Se podría discutir ampliamente esta tesis, pero bastaría con señalar que por lo general no seguimos estos preceptos al pie de la letra. Más bien actuamos con una responsabilidad convenida. Procuramos seguir los dictados de nuestra conciencia, eliminando o reduciendo al mínimo los efectos nocivos que nuestros actos podrían eventualmente tener para los demás. Porque, si nos manejáramos en cada lugar y a cada instante por el puro cálculo de conveniencia, más temprano que tarde el oportunismo que esto entraña quedaría al desnudo. Y al revés, si nos moviéramos por puras convicciones, seríamos santos. Y no lo somos. El Sermón de la Montaña —acaso el mejor ejemplo de una ética absoluta— demuestra cuán imperfectas pueden ser nuestras conductas. ¿Dónde está aquel cuya conciencia ha obedecido siempre a los cuatro mandamientos del Sermón de la Montaña? ¿Dónde el que lo ha dejado todo? ¿Dónde el que ha puesto la otra mejilla? ¿Dónde el que no responde al mal con la fuerza? ¿Dónde el que siempre dice la verdad?

Lo que diferencia la acción de la Democracia Cristiana del comportamiento del senador Zaldívar, no es pues la responsabilidad de uno y la convicción del otro, sino un contrapunto distinto, pero de factura igualmente weberiana.

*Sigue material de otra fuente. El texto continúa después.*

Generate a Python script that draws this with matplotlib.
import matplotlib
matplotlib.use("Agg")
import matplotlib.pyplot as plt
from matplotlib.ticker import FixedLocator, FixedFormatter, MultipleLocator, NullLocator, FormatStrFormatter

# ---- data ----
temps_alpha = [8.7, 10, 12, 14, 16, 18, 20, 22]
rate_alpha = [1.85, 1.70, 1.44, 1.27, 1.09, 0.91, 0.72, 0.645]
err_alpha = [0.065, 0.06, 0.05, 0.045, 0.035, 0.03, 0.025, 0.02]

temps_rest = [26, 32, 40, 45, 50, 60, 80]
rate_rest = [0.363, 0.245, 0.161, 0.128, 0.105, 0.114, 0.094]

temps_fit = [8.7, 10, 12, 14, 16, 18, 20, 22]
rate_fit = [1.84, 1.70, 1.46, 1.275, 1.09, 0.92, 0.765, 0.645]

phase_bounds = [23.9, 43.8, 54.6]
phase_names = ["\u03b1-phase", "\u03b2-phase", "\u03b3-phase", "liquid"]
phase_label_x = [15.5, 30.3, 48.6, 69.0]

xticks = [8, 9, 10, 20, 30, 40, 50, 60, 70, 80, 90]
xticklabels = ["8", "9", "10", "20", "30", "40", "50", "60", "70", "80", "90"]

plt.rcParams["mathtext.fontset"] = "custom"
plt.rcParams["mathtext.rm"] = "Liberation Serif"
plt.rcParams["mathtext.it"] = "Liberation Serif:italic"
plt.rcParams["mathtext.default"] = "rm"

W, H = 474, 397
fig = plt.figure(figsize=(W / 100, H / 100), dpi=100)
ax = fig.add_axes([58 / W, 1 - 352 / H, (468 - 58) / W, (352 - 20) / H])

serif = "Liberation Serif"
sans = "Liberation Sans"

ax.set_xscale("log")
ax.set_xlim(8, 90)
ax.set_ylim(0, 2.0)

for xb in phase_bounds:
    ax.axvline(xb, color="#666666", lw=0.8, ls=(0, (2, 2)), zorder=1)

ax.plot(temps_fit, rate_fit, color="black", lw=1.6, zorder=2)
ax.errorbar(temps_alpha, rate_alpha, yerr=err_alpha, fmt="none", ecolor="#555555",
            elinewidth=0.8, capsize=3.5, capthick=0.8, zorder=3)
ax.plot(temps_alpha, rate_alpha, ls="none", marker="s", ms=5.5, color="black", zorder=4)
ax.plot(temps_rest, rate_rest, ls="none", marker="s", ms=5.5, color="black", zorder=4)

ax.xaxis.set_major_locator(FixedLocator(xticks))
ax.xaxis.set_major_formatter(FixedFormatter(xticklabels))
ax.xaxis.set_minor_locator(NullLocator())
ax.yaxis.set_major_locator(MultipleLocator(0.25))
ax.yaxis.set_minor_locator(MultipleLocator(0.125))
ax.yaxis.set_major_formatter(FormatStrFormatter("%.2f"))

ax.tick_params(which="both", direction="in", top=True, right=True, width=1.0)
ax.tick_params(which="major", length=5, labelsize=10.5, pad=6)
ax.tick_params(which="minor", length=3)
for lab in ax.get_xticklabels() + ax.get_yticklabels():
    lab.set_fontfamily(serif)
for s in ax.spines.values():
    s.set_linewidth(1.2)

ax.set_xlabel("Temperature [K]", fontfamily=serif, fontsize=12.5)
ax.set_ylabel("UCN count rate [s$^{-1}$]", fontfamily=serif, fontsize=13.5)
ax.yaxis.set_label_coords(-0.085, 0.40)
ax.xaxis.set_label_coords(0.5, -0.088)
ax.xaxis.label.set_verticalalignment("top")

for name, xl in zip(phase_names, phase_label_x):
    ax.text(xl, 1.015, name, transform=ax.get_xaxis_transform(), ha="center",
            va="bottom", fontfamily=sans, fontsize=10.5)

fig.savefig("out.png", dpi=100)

Max Weber, además de la dicotomía responsabilidad/convicción, también distinguió la acción política orientada a fines y la acción política con arreglo a valores. En la acción política ajustada a fines todo comportamiento se justifica según su adecuación al fin deseado. Donde el fin es lo que el consenso social dice que es. La verdad, por ejemplo. También la vida. ¿Qué hacer sin embargo cuando los fines son contradictorios? ¿Qué hacer cuando decir la verdad comporta el sufrimiento de otro? ¿Qué hacer cuando salvar la vida supone matar a otro? ¿A quién elegir cuando sólo se puede salvar a uno de dos hijos? La acción con arreglo a fines no da respuesta, porque tampoco resuelve cómo se origina el consenso social. De este modo, también la corrupción podría ser un fin socialmente aceptado y, por lo tanto, un principio ordenador de la acción colectiva. Como lo pueden ser las peculiares nociones de «crimen social», «poderes fácticos» o «establishment», acuñadas por el senador Zaldívar.

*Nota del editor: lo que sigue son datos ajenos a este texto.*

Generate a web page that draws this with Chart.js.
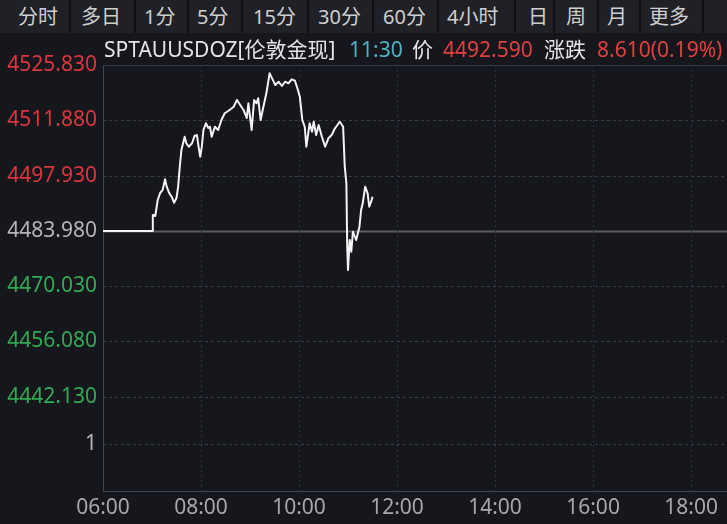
<!DOCTYPE html>
<html>
<head>
<meta charset="utf-8">
<script src="https://cdn.jsdelivr.net/npm/chart.js@4/dist/chart.umd.min.js"></script>
<style>
    html, body { margin: 0; padding: 0; background: #15171d; }
    #wrap { position: relative; width: 727px; height: 524px; overflow: hidden;
            font-family: "Noto Sans", "Noto Sans CJK SC", sans-serif; }
    #chart { position: absolute; left: 0; top: 0; }
    #tabs { position: absolute; left: 0; top: 0; width: 727px; height: 33px; background: #1f2127; }
    #tabs span { position: absolute; top: 3px; font-size: 20px; line-height: 28px; color: #cfcfcf; white-space: nowrap; }
    #tabs i { position: absolute; top: 0; width: 2px; height: 33px; background: #101115; }
    #head span { position: absolute; top: 36px; font-size: 21px; line-height: 26px; white-space: nowrap; }
</style>
</head>
<body>
<div id="wrap">
    <canvas id="chart" width="727" height="524"></canvas>
    <div id="tabs"></div>
    <div id="head"></div>
</div>
<script>
    // Tab bar labels and header texts
    const tabLabels = ['分时', '多日', '1分', '5分', '15分', '30分', '60分', '4小时', '日', '周', '月', '更多'];
    const headTexts = ['SPTAUUSDOZ[伦敦金现]', '11:30', '价', '4492.590', '涨跌', '8.610(0.19%)'];

    // Price series (time, price)
    const times = [
        '06:00', '07:00', '07:01', '07:04', '07:07', '07:10', '07:13', '07:16', '07:18', '07:21',
        '07:24', '07:27', '07:30', '07:32', '07:34', '07:36', '07:40', '07:42', '07:45', '07:49',
        '07:52', '07:55', '07:57', '07:59', '08:01', '08:03', '08:06', '08:09', '08:11', '08:13',
        '08:17', '08:21', '08:25', '08:29', '08:35', '08:40', '08:44', '08:48', '08:52', '08:56',
        '08:58', '09:02', '09:05', '09:08', '09:10', '09:13', '09:16', '09:20', '09:24', '09:27',
        '09:31', '09:35', '09:39', '09:43', '09:47', '09:51', '09:55', '09:58', '10:01', '10:04',
        '10:07', '10:09', '10:13', '10:16', '10:18', '10:21', '10:24', '10:28', '10:32', '10:36',
        '10:40', '10:44', '10:47', '10:50', '10:54', '10:56', '10:58', '10:59', '11:00', '11:02',
        '11:04', '11:06', '11:10', '11:14', '11:16', '11:18', '11:21', '11:24', '11:26', '11:29',
        '11:30'
    ];
    const prices = [
        4483.98, 4483.98, 4487.99, 4487.74, 4491.77, 4493.54, 4494.30, 4497.00, 4495.13, 4493.54,
        4492.61, 4491.09, 4492.28, 4495.13, 4500.17, 4504.39, 4507.74, 4506.08, 4505.22, 4506.08,
        4507.92, 4508.17, 4505.22, 4502.70, 4505.22, 4509.43, 4511.12, 4509.94, 4510.26, 4507.74,
        4510.26, 4509.43, 4511.96, 4513.65, 4514.48, 4515.31, 4517.00, 4515.74, 4514.48, 4512.46,
        4516.17, 4509.43, 4517.00, 4516.17, 4517.43, 4511.96, 4514.91, 4518.69, 4523.74, 4522.47,
        4520.78, 4521.62, 4520.53, 4521.62, 4521.21, 4522.22, 4521.87, 4519.95, 4517.83, 4511.96,
        4510.26, 4505.22, 4511.12, 4509.00, 4511.53, 4508.17, 4510.69, 4507.74, 4505.22, 4507.34,
        4508.17, 4509.86, 4510.69, 4511.53, 4510.26, 4500.17, 4495.99, 4479.99, 4474.11, 4481.68,
        4478.73, 4483.78, 4481.68, 4485.04, 4489.25, 4490.94, 4495.13, 4493.46, 4490.08, 4491.77,
        4492.59
    ];

    // Axis ticks
    const basePrice = 4483.98;
    const yTickValues = [4525.83, 4511.88, 4497.93, 4483.98, 4470.03, 4456.08, 4442.13, 4430.22];
    const yTickLabels = ['4525.830', '4511.880', '4497.930', '4483.980', '4470.030', '4456.080', '4442.130', '1'];
    const yRange = [4418.36, 4525.83];
    const xTickLabels = ['06:00', '08:00', '10:00', '12:00', '14:00', '16:00', '18:00'];
    const xRange = ['06:00', '18:44'];

    function toMin(t) {
        const p = t.split(':');
        return (+p[0]) * 60 + (+p[1]);
    }
    function fmt(m) {
        const h = Math.floor(m / 60), mm = m % 60;
        return String(h).padStart(2, '0') + ':' + String(mm).padStart(2, '0');
    }

    // Build tab bar + header
    const tabX = [18, 81, 144, 197, 253, 318, 383, 447, 528, 566, 607, 649];
    const sepX = [69, 134, 187, 241, 307, 372, 437, 514, 553, 597, 639, 702];
    const tabs = document.getElementById('tabs');
    tabLabels.forEach((t, i) => {
        const s = document.createElement('span');
        s.textContent = t;
        s.style.left = tabX[i] + 'px';
        tabs.appendChild(s);
    });
    sepX.forEach(x => {
        const d = document.createElement('i');
        d.style.left = x + 'px';
        tabs.appendChild(d);
    });
    const headX = [104, 349, 412, 443, 544, 597];
    const headColors = ['#e4e4e4', '#4fb0c6', '#e4e4e4', '#e2403f', '#e4e4e4', '#e2403f'];
    const head = document.getElementById('head');
    headTexts.forEach((t, i) => {
        const s = document.createElement('span');
        s.textContent = t;
        s.style.left = headX[i] + 'px';
        s.style.color = headColors[i];
        head.appendChild(s);
    });

    // Grid lines + frame
    const gridPlugin = {
        id: 'gridLines',
        beforeDatasetsDraw(chart) {
            const c = chart.ctx, a = chart.chartArea;
            const ys = chart.scales.y, xs = chart.scales.x;
            c.save();
            c.lineWidth = 1;
            ys.ticks.forEach((t, i) => {
                const y = Math.round(ys.getPixelForValue(t.value)) + 0.5;
                if (t.value === basePrice) {
                    c.setLineDash([]);
                    c.strokeStyle = '#5b5d63';
                    c.lineWidth = 2;
                } else if (i === 0) {
                    c.setLineDash([]);
                    c.strokeStyle = '#373a42';
                    c.lineWidth = 1;
                } else {
                    c.setLineDash([3, 3]);
                    c.strokeStyle = '#3a3d45';
                    c.lineWidth = 1;
                }
                c.beginPath();
                c.moveTo(a.left, y);
                c.lineTo(a.right, y);
                c.stroke();
            });
            c.setLineDash([2, 3]);
            c.strokeStyle = '#30333b';
            c.lineWidth = 1;
            xs.ticks.forEach((t, i) => {
                if (i === 0) return;
                const x = Math.round(xs.getPixelForValue(t.value)) + 0.5;
                c.beginPath();
                c.moveTo(x, a.top);
                c.lineTo(x, a.bottom);
                c.stroke();
            });
            c.setLineDash([]);
            c.strokeStyle = '#44474f';
            c.beginPath();
            c.moveTo(a.left + 0.5, a.top);
            c.lineTo(a.left + 0.5, a.bottom + 0.5);
            c.lineTo(a.right, a.bottom + 0.5);
            c.stroke();
            c.restore();
        }
    };

    const ctx = document.getElementById('chart').getContext('2d');
    new Chart(ctx, {
        type: 'line',
        data: {
            datasets: [{
                data: times.map((t, i) => ({ x: toMin(t), y: prices[i] })),
                borderColor: '#f4f4f4',
                borderWidth: 2,
                borderJoinStyle: 'round',
                tension: 0,
                pointRadius: 0,
                fill: false
            }]
        },
        options: {
            responsive: false,
            animation: false,
            layout: { padding: { top: 65, left: 0, right: 0, bottom: 0 } },
            plugins: {
                legend: { display: false },
                tooltip: { enabled: false }
            },
            scales: {
                x: {
                    type: 'linear',
                    min: toMin(xRange[0]),
                    max: toMin(xRange[1]),
                    grid: { display: false, drawTicks: false },
                    border: { display: false },
                    afterBuildTicks: function (scale) {
                        scale.ticks = xTickLabels.map(t => ({ value: toMin(t) }));
                    },
                    afterFit: function (scale) { scale.height = 33; },
                    ticks: {
                        autoSkip: false,
                        maxRotation: 0,
                        padding: 4,
                        color: '#a8a8a8',
                        font: { family: '"Noto Sans", sans-serif', size: 21 },
                        callback: function (v) { return fmt(v); }
                    }
                },
                y: {
                    min: yRange[0],
                    max: yRange[1],
                    grid: { display: false, drawTicks: false },
                    border: { display: false },
                    afterBuildTicks: function (scale) {
                        scale.ticks = yTickValues.map(v => ({ value: v }));
                    },
                    afterFit: function (scale) { scale.width = 103; },
                    ticks: {
                        autoSkip: false,
                        padding: 6,
                        font: { family: '"Noto Sans", sans-serif', size: 21 },
                        color: function (c) {
                            const v = c.tick.value;
                            if (c.index === yTickValues.length - 1 || v === basePrice) return '#b4b4b4';
                            return v > basePrice ? '#dc363c' : '#32aa52';
                        },
                        callback: function (v, i) { return yTickLabels[i]; }
                    }
                }
            }
        },
        plugins: [gridPlugin]
    });
</script>
</body>
</html>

En la acción con arreglo a valores todo debe guardar coherencia con el bien perseguido, lo cual entraña la jerarquización de los bienes deseados. Así pues, el valor de la vida corona la escala de valores, aunque dar la vida por otros, sugiere una dignidad aún más excelsa. El problema es que en Weber, como en Zaldívar y en el «G9», los valores permanecen relegados en la esfera privada —o sea, en el plano de la fe, donde el pluralismo soporta cualquier cosa—, mientras que la acción pública se reduce a una pura racionalidad instrumental: los otros son medios para algo. La cohesión del «G9», y su acción de pequeño grupo, se construyen a costa de la Democracia Cristiana y de sus valores comunes. La lealtad y la disciplina no existen sino subordinadas a una conciencia individual que reivindica para sí misma su revelación y excelencia. Esto transforma su acción política en un modelo esencialmente estratégico.

Pero una acción puramente estratégica, una acción instrumental, una acción desprovista de valores comunes, de valores actuales y arraigados en el espacio público, es una acción vaciada de humanidad. Si Ortega y Gasset viviera, diría de ella lo que a principios del xx lo hizo proferir dicterios contra el
«señorito satisfecho»:

«…ha venido a la vida para hacer lo que le dé la gana… es el que cree poder comportarse fuera de casa como en su casa, el que cree que nada es fatal, irremediable e irrevocable… un hombre nacido en un mundo demasiado bien organizado del cual sólo percibe las ventajas y no los peligros. El contorno lo mima porque es civilización —esto es, una casa— y el hijo de familia no siente nada que le haga salir de su temple caprichoso, que incite a escuchar instancias externas superiores a él, y mucho menos que le obligue a tomar contacto con el fondo inexorable de su propio destino».